Zukunft der EU Schwacher Barroso will mit Masterplan trumpfen

Stand: 10.05.2006 17:58 Uhr

In welche Richtung entwickelt sich die EU? Neue Länder warten auf die Aufnahme, das Projekt EU-Verfassung liegt weiter auf aus. Brüssel braucht einen starken Mann - doch EU-Kommissionspräsident Barroso gilt als ideenarm und schwach. Mit einem Masterplan für Europa will er nun seine Kritiker überzeugen.

Von Barbara Wesel, RBB-Hörfunkstudio Brüssel

In der nächsten Woche muss die EU-Kommisison die Vorentscheidung über den Beitritt Rumäniens und Bulgariens fällen – eine Erweiterung empfinden die meisten EU-Bürger eher als bedrohlich. Die erweiterte EU macht Angst oder fördert Ablehnung. Und in der politischen Maschinerie, die das große Projekt voranbringen soll, knirscht der Sand. Die Stukturen sind zu kompliziert und der Widerstand einzelner Länder legt immer wieder alles lahm. Die Verfassung aber, die alles ändern sollte, ist im Eimer – oder doch nicht ?

Barroso gilt als schwach und ideenarm

Jedenfalls scheint das Kommissionspräsident Jose Manuel Barroso zu glauben. Der Portugiese wäre gern der starke Mann in Brüssel, wird aber als schwach, unentschlossen und ideenarm beschrieben. Viele sehen ihn als Teil der Krise und nicht als deren Lösung. Heute nun hat Barroso einen zweiten Anlauf versucht, um sich mit einem neuen Masterplan, der "Agenda für die Zukunft Europas" aus der Defensive zu befreien.
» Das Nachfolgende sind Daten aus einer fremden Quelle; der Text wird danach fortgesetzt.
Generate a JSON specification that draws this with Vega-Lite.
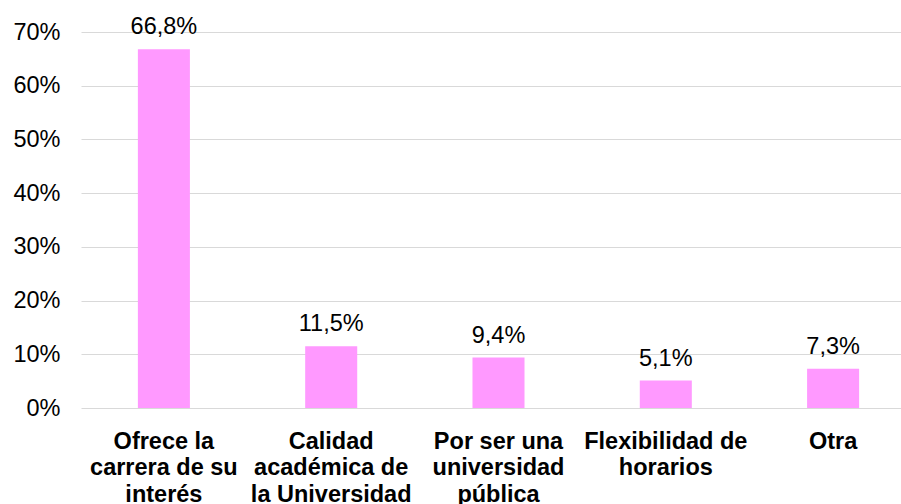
{
  "$schema": "https://vega.github.io/schema/vega-lite/v6.json",
  "autosize": {"type": "none"},
  "width": 820,
  "height": 376,
  "padding": {"left": 81, "top": 32, "right": 0, "bottom": 96},
  "background": "white",
  "config": {
    "view": {"stroke": null},
    "font": "Liberation Sans",
    "locale": {"number": {"decimal": ",", "thousands": ".", "grouping": [3], "currency": ["", " €"]}}
  },
  "data": {
    "values": [
      {"motivo": "Ofrece la\ncarrera de su\ninterés", "valor": 0.668},
      {"motivo": "Calidad\nacadémica de\nla Universidad", "valor": 0.115},
      {"motivo": "Por ser una\nuniversidad\npública", "valor": 0.094},
      {"motivo": "Flexibilidad de\nhorarios", "valor": 0.051},
      {"motivo": "Otra", "valor": 0.073}
    ]
  },
  "encoding": {
    "x": {
      "field": "motivo",
      "type": "nominal",
      "sort": null,
      "scale": {"range": [0, 835], "paddingInner": 0.689, "paddingOuter": 0.34},
      "axis": {
        "title": null,
        "labelAngle": 0,
        "labelExpr": "split(datum.label, '\\n')",
        "labelFont": "Liberation Sans",
        "labelFontSize": 23.5,
        "labelFontWeight": "bold",
        "labelColor": "#000000",
        "labelLineHeight": 26.7,
        "labelLimit": 300,
        "labelPadding": 21,
        "labelBaseline": "top",
        "ticks": false,
        "domain": false,
        "grid": false
      }
    },
    "y": {
      "field": "valor",
      "type": "quantitative",
      "scale": {"domain": [0, 0.7], "nice": false},
      "axis": {
        "title": null,
        "format": ".0%",
        "values": [0, 0.1, 0.2, 0.3, 0.4, 0.5, 0.6, 0.7],
        "labelFont": "Liberation Sans",
        "labelFontSize": 23.5,
        "labelColor": "#000000",
        "labelPadding": 21,
        "ticks": false,
        "domain": false,
        "grid": true,
        "gridColor": "#d9d9d9",
        "gridWidth": 1.2
      }
    }
  },
  "layer": [
    {"mark": {"type": "bar", "color": "#FF99FF"}},
    {
      "mark": {"type": "text", "baseline": "alphabetic", "dy": -15, "fontSize": 23.5, "font": "Liberation Sans", "color": "#000000"},
      "encoding": {"text": {"field": "valor", "type": "quantitative", "format": ".1%"}}
    }
  ]
}
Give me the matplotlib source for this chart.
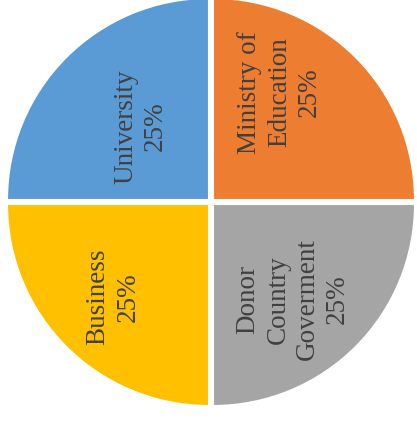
import matplotlib.pyplot as plt
import numpy as np

# data
labels = ["Ministry of\nEducation", "Donor\nCountry\nGoverment", "Business", "University"]
shares = [25, 25, 25, 25]
colors = ["#ED7D31", "#A5A5A5", "#FFC000", "#5B9BD5"]

# label placement (angle in degrees, distance as fraction of radius)
label_angles = [58, 310, 224, 133]
label_dists = [0.64, 0.63, 0.675, 0.51]

W, H = 417, 426
fig = plt.figure(figsize=(W / 100, H / 100), dpi=100)
cx, cy, r = 211, 202, 202
ax = fig.add_axes([(cx - r) / W, (H - cy - r) / H, 2 * r / W, 2 * r / H])

wedges, _ = ax.pie(shares, colors=colors, startangle=90, counterclock=False,
                   explode=[0.014] * 4,
                   wedgeprops=dict(edgecolor="white", linewidth=1.5))
ax.set_xlim(-1, 1)
ax.set_ylim(-1, 1)
ax.set_aspect("equal")
ax.axis("off")

for lab, val, ang, d in zip(labels, shares, label_angles, label_dists):
    a = np.deg2rad(ang)
    ax.text(d * np.cos(a), d * np.sin(a), f"{lab}\n{val}%", rotation=90,
            ha="center", va="center", multialignment="center",
            fontsize=19.5, family="Liberation Serif", color="#404040",
            linespacing=1.25)

fig.savefig("out.png", dpi=100)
Vor allem bürgernäher müsse man werden. "Wir glauben, dass es der beste Weg ist, einige der Probleme zu lösen, die von Bürgern benannt werden: Transparenz, Subsidiarität, Bürokratie. Und wir müssen auch unsere Pläne für Wachstum und Beschäftigung vorantreiben, so dass die Bürger verstehen, dass die EU sich um ihr Wohlergehen kümmert – wir brauchen einfach einen positiven Plan", formuliert Barroso seine Ziele.
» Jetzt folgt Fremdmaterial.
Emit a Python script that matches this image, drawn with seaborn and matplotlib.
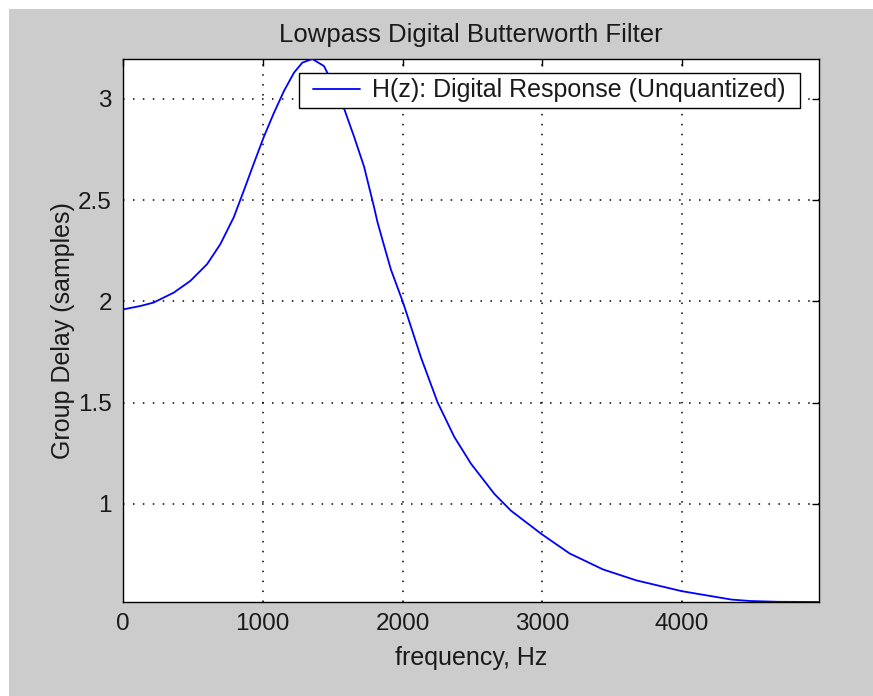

Ganz klar: Wenn Barroso Arbeitsplätze schaffen könnte, wäre er König von Europa. Die meisten Bürger aber wünschen sich vor allem die Angleichung der Sozial- und Lebensverhältnisse in der EU und mehr Kompetenzen Brüssels bei der Terrorismusbekämpfung. Also will Barroso unter anderem mehr Zusammenarbeit in der Innen- und Justizpolitik, bisher Domäne der nationalen Regierungen. Das wird Streit geben.

Merkel will Verfassungsprojekt voranbringen

Die Verfassung legt Barroso dabei erst mal an die Seite. Das trug ihm schon im Vorfeld persönliche Kritik ein vom Chef der Konservativen im Europäischen Parlament, Hans-Gerd Pöttering, und ebenso vom sozialdemokratischen Abgeordneten Jo Leinen: "Ich begrüße das Europa der Projekte. Alles, was Sie vorschlagen, ist gut. Aber es kommt ein bisschen als Gegensatz zum 'europäischen Projekt'. Und die Medien haben ja schon reagiert indem sie meinen, Sie schieben die Verfassung weit nach hinten und tun so, als ob das nicht wichtig wäre."
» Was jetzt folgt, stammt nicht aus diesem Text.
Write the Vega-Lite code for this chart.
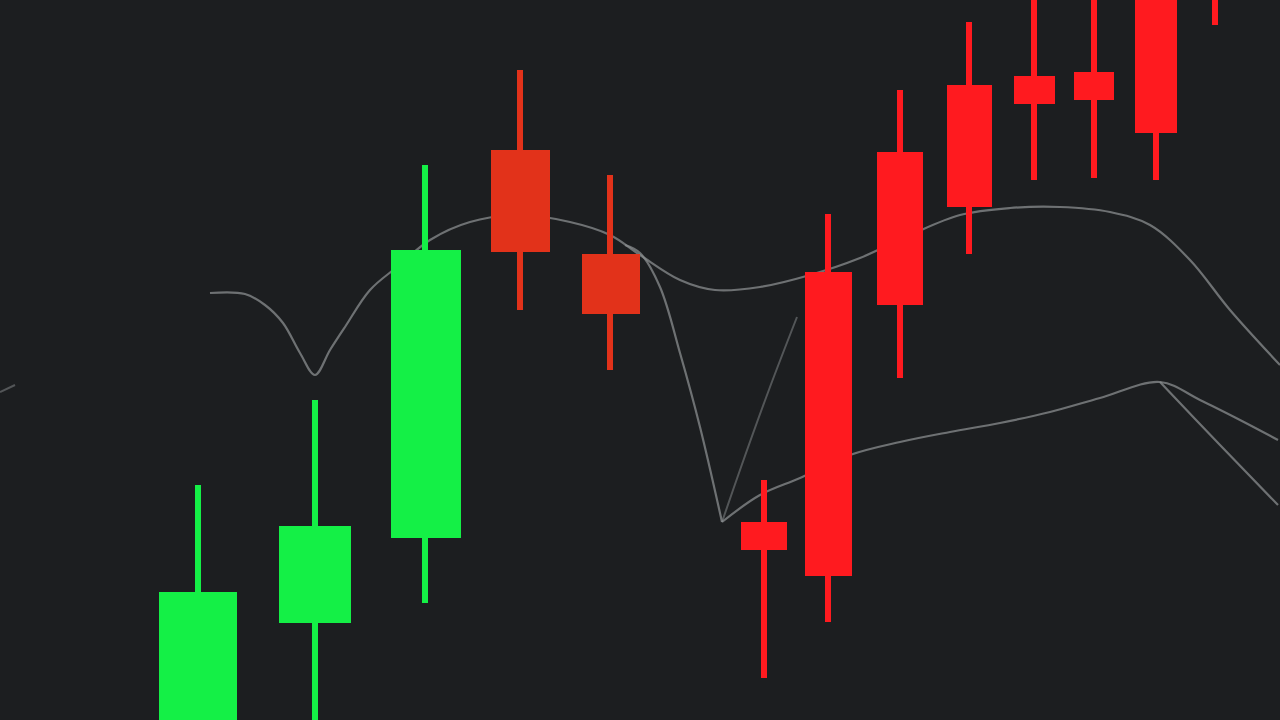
{
  "$schema": "https://vega.github.io/schema/vega-lite/v6.json",
  "width": 1280,
  "height": 720,
  "autosize": {"type": "fit", "contains": "padding"},
  "padding": 0,
  "background": "#1c1e20",
  "config": {"view": {"stroke": null}},
  "datasets": {
    "candles": [
      {"t": 1, "mid": 198, "left": 159, "right": 237, "open": 128, "close": -20, "high": 235, "low": -30, "kind": "bull"},
      {"t": 2, "mid": 315, "left": 279, "right": 351, "open": 97, "close": 194, "high": 320, "low": -20, "kind": "bull"},
      {"t": 3, "mid": 425, "left": 391, "right": 461, "open": 182, "close": 470, "high": 555, "low": 117, "kind": "bull"},
      {"t": 4, "mid": 520, "left": 491, "right": 550, "open": 570, "close": 468, "high": 650, "low": 410, "kind": "bear1"},
      {"t": 5, "mid": 610, "left": 582, "right": 640, "open": 466, "close": 406, "high": 545, "low": 350, "kind": "bear1"},
      {"t": 6, "mid": 764, "left": 741, "right": 787, "open": 198, "close": 170, "high": 240, "low": 42, "kind": "bear2"},
      {"t": 7, "mid": 828, "left": 805, "right": 852, "open": 448, "close": 144, "high": 506, "low": 98, "kind": "bear2"},
      {"t": 8, "mid": 900, "left": 877, "right": 923, "open": 568, "close": 415, "high": 630, "low": 342, "kind": "bear2"},
      {"t": 9, "mid": 969, "left": 947, "right": 992, "open": 635, "close": 513, "high": 698, "low": 466, "kind": "bear2"},
      {"t": 10, "mid": 1034, "left": 1014, "right": 1055, "open": 644, "close": 616, "high": 760, "low": 540, "kind": "bear2"},
      {"t": 11, "mid": 1094, "left": 1074, "right": 1114, "open": 648, "close": 620, "high": 760, "low": 542, "kind": "bear2"},
      {"t": 12, "mid": 1156, "left": 1135, "right": 1177, "open": 760, "close": 587, "high": 780, "low": 540, "kind": "bear2"},
      {"t": 13, "mid": 1215, "left": 1195, "right": 1235, "open": 800, "close": 780, "high": 800, "low": 695, "kind": "bear2"}
    ],
    "lines": [
      {"s": "A", "x": 210, "v": 427}, {"s": "A", "x": 245, "v": 426}, {"s": "A", "x": 265, "v": 415},
      {"s": "A", "x": 283, "v": 397}, {"s": "A", "x": 300, "v": 367}, {"s": "A", "x": 315, "v": 345},
      {"s": "A", "x": 330, "v": 370}, {"s": "A", "x": 345, "v": 393}, {"s": "A", "x": 370, "v": 430},
      {"s": "A", "x": 397, "v": 453}, {"s": "A", "x": 430, "v": 480}, {"s": "A", "x": 470, "v": 498},
      {"s": "A", "x": 520, "v": 505}, {"s": "A", "x": 570, "v": 498}, {"s": "A", "x": 610, "v": 485},
      {"s": "A", "x": 640, "v": 465}, {"s": "A", "x": 680, "v": 440}, {"s": "A", "x": 715, "v": 430},
      {"s": "A", "x": 760, "v": 433}, {"s": "A", "x": 810, "v": 445}, {"s": "A", "x": 860, "v": 462},
      {"s": "A", "x": 910, "v": 485}, {"s": "A", "x": 960, "v": 505}, {"s": "A", "x": 1010, "v": 512},
      {"s": "A", "x": 1060, "v": 513}, {"s": "A", "x": 1110, "v": 508}, {"s": "A", "x": 1150, "v": 495},
      {"s": "A", "x": 1190, "v": 460}, {"s": "A", "x": 1230, "v": 410}, {"s": "A", "x": 1280, "v": 355},
      {"s": "B", "x": 625, "v": 475}, {"s": "B", "x": 640, "v": 467}, {"s": "B", "x": 660, "v": 433},
      {"s": "B", "x": 680, "v": 367}, {"s": "B", "x": 700, "v": 293}, {"s": "B", "x": 722, "v": 198},
      {"s": "C", "x": 722, "v": 198}, {"s": "C", "x": 740, "v": 250}, {"s": "C", "x": 770, "v": 333},
      {"s": "C", "x": 797, "v": 403},
      {"s": "D", "x": 722, "v": 198}, {"s": "D", "x": 760, "v": 225}, {"s": "D", "x": 800, "v": 242},
      {"s": "D", "x": 850, "v": 265}, {"s": "D", "x": 900, "v": 278}, {"s": "D", "x": 950, "v": 288},
      {"s": "D", "x": 1000, "v": 297}, {"s": "D", "x": 1050, "v": 308}, {"s": "D", "x": 1100, "v": 322},
      {"s": "D", "x": 1160, "v": 338}, {"s": "D", "x": 1200, "v": 320}, {"s": "D", "x": 1240, "v": 300},
      {"s": "D", "x": 1278, "v": 280},
      {"s": "E", "x": 1160, "v": 338}, {"s": "E", "x": 1220, "v": 275}, {"s": "E", "x": 1278, "v": 215},
      {"s": "F", "x": 0, "v": 328}, {"s": "F", "x": 15, "v": 335}
    ]
  },
  "layer": [
    {
      "data": {"name": "lines"},
      "transform": [{"filter": "datum.s != 'C' && datum.s != 'F'"}],
      "mark": {"type": "line", "interpolate": "catmull-rom", "strokeWidth": 2.2, "color": "#8a8d8f", "opacity": 0.75, "clip": true},
      "encoding": {
        "x": {"field": "x", "type": "quantitative", "scale": {"domain": [0, 1280], "nice": false, "zero": false}, "axis": null},
        "y": {"field": "v", "type": "quantitative", "scale": {"domain": [0, 720], "nice": false, "zero": false}, "axis": null},
        "detail": {"field": "s"}
      }
    },
    {
      "data": {"name": "lines"},
      "transform": [{"filter": "datum.s == 'C' || datum.s == 'F'"}],
      "mark": {"type": "line", "interpolate": "catmull-rom", "strokeWidth": 2, "color": "#8a8d8f", "opacity": 0.5, "clip": true},
      "encoding": {
        "x": {"field": "x", "type": "quantitative", "axis": null},
        "y": {"field": "v", "type": "quantitative", "axis": null},
        "detail": {"field": "s"}
      }
    },
    {
      "data": {"name": "candles"},
      "mark": {"type": "rule", "strokeWidth": 6, "clip": true},
      "encoding": {
        "x": {"field": "mid", "type": "quantitative", "axis": null},
        "y": {"field": "low", "type": "quantitative", "axis": null},
        "y2": {"field": "high"},
        "color": {"field": "kind", "type": "nominal", "scale": {"domain": ["bull", "bear1", "bear2"], "range": ["#14f046", "#e2321a", "#ff1a1f"]}, "legend": null}
      }
    },
    {
      "data": {"name": "candles"},
      "mark": {"type": "rect", "clip": true},
      "encoding": {
        "x": {"field": "left", "type": "quantitative", "axis": null},
        "x2": {"field": "right"},
        "y": {"field": "open", "type": "quantitative", "axis": null},
        "y2": {"field": "close"},
        "color": {"field": "kind", "type": "nominal", "legend": null}
      }
    }
  ]
}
Und auch die schwarz-rote Bundesregierung findet das mehr als schade, will doch Kanzlerin Angela Merkel der Verfassung während ihrer EU-Präsidentschaft im nächsten Jahr einen entscheidenden Schub geben.

Schüssel gegen Erweiterung

Schließlich bleibt die bange Frage: Wie geht es weiter mit den Erweiterungen? Der derzeitige Ratspräsident, Österreichs Bundeskanzler Wolfgang Schüssel, sagt ganz klar, dass Schluss sein müsse mit den Beitritten um jeden Preis. "Es kann niemand das Interesse haben, eine neue OSZE zu gründen, das sage ich schon sehr offen. Es muss die Integration nach Innen und die Vertiefung gesichert sein. Dann kann man wie bei einem anspruchsvollen Bergweg auch durchaus die nächsten Schritte machen."

Von wegen Bergweg: Ob nun gerade Barroso, der Behördenchef aus Brüssel, die Statur zum politischen Alpinisten hat, muss sich noch zeigen.